Sambhajinagar reflects Maharashtra’s restless churn. Identity politics, unmet development promises and economic aspiration intersect uneasily. Employment, industrial growth and infrastructure are foremost concerns for middle-class families. Symbolism alone no longer suffices. The BJP’s local leadership appears fragile, potentially giving the Shinde camp an edge. An overly assertive approach by the BJP could backfire, while the Uddhav Thackeray faction and the Maharashtra Navnirman Sena may yet exploit local discontent to challenge the ruling alliance.


Kolhapur, meanwhile, underscores the enduring power of local leadership. Flood management, urban amenities and agriculture-linked support systems shape electoral choices. Here, individual credibility often outweighs party branding. National parties falter if they fail to adapt their narratives to local realities. While the BJP and Shinde-led Shiv Sena see opportunity amid administrative drift, Congress and Ajit Pawar’s faction retain deep roots. Candidate selection will be critical; for leaders like Satej Patil, the election will serve as a personal referendum.

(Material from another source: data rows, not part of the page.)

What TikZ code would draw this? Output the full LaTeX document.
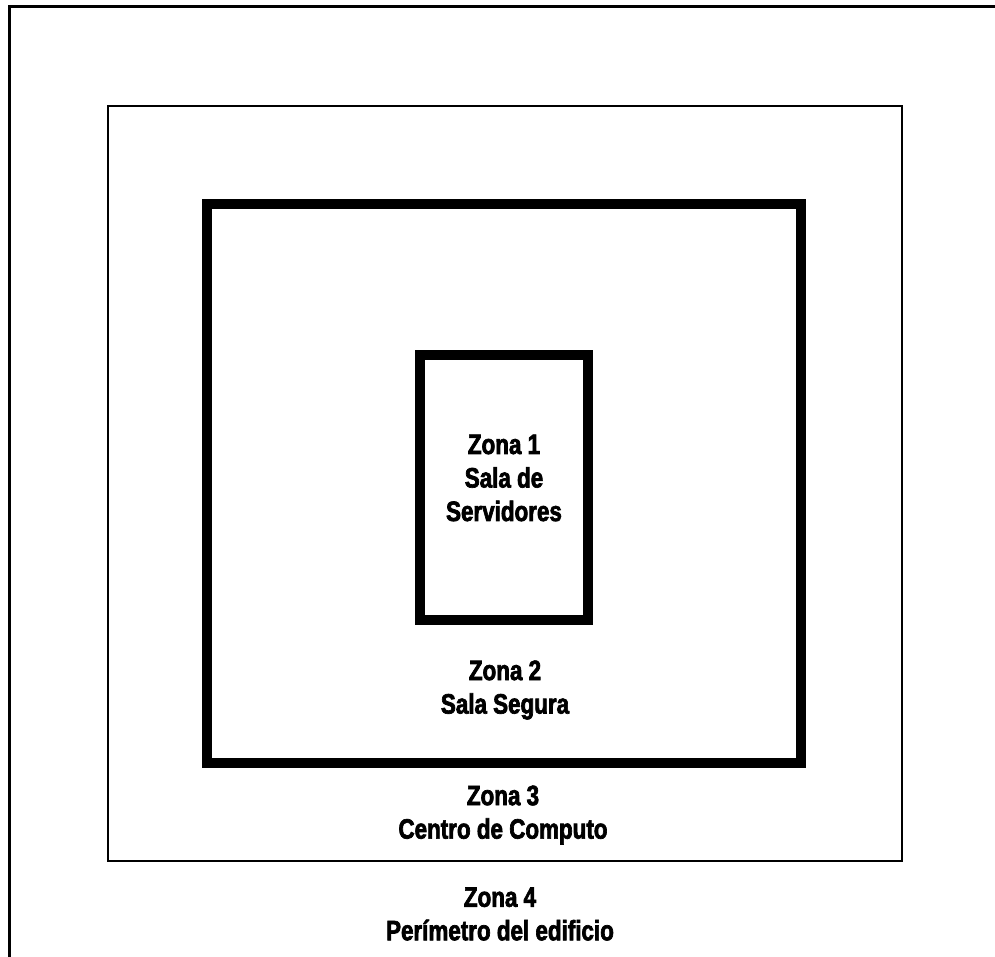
\documentclass[tikz,border=0pt]{standalone}
\usepackage{fontspec}
\newfontfamily\zonefont{Liberation Sans Bold}[FakeStretch=0.8, FakeBold=2.4]
\usepackage{tikz}
\usetikzlibrary{positioning}

\begin{document}
\begin{tikzpicture}[
    x=1pt, y=-1pt,
    wallthin/.style={draw, line width=2.6pt},
    wallthick/.style={draw, line width=10.5pt},
    zlab/.style={align=center, inner sep=0pt,
                 font=\zonefont\fontsize{28}{33.5}\selectfont}
  ]
  \useasboundingbox[fill=white] (0,0) rectangle (995,957);
  \clip (0,0) rectangle (995,957);

  % Zona 4 -- building perimeter (runs off the page)
  \draw[line width=3pt] (9,970) |- (1010,7);

  % Zona 3 -- computing centre
  \draw[wallthin] (108,106) rectangle (902,861);

  % Zona 2 -- secure room
  \draw[wallthick] (207,204) rectangle (801,763);

  % Zona 1 -- server room
  \draw[wallthick] (420,355) rectangle (588,620);

  % zone labels
  \node[zlab] (z1) at (504,478) {Zona 1\\Sala de\\Servidores};
  \node[zlab] (z2) at (505,690) {Zona 2\\Sala Segura};
  \node[zlab] (z3) at (503,815) {Zona 3\\Centro de Computo};
  \node[zlab] (z4) at (500,914) {Zona 4\\Perímetro del edificio};
\end{tikzpicture}
\end{document}
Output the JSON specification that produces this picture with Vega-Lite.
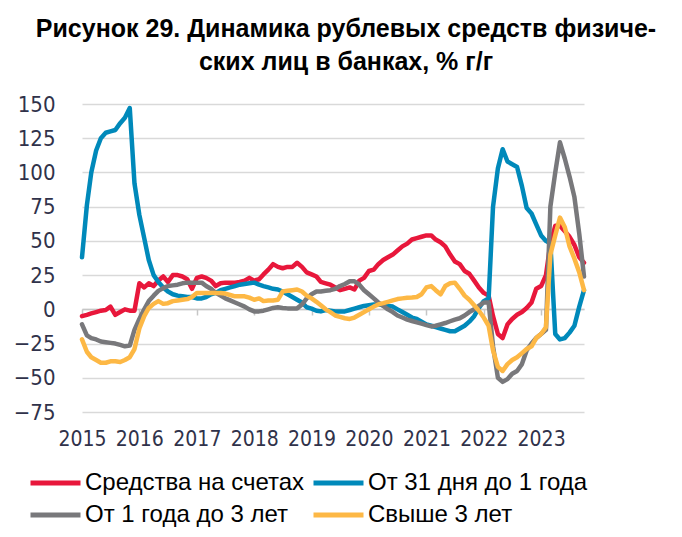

Across the state, the BJP–Shinde alliance remains the principal force, but seat-sharing disputes and local ambitions could strain cohesion. The Thackeray brothers’ cooperation has the potential to reshape select contests, though its success depends on discipline rather than sentiment. Congress’s choice to go it alone adds volatility, particularly in close races where marginal shifts can decide outcomes.


For urban voters, these elections are a chance to shape governance where it is felt most acutely. Though fought over drains and streetlights, their verdict will illuminate the future trajectory of politics in the state.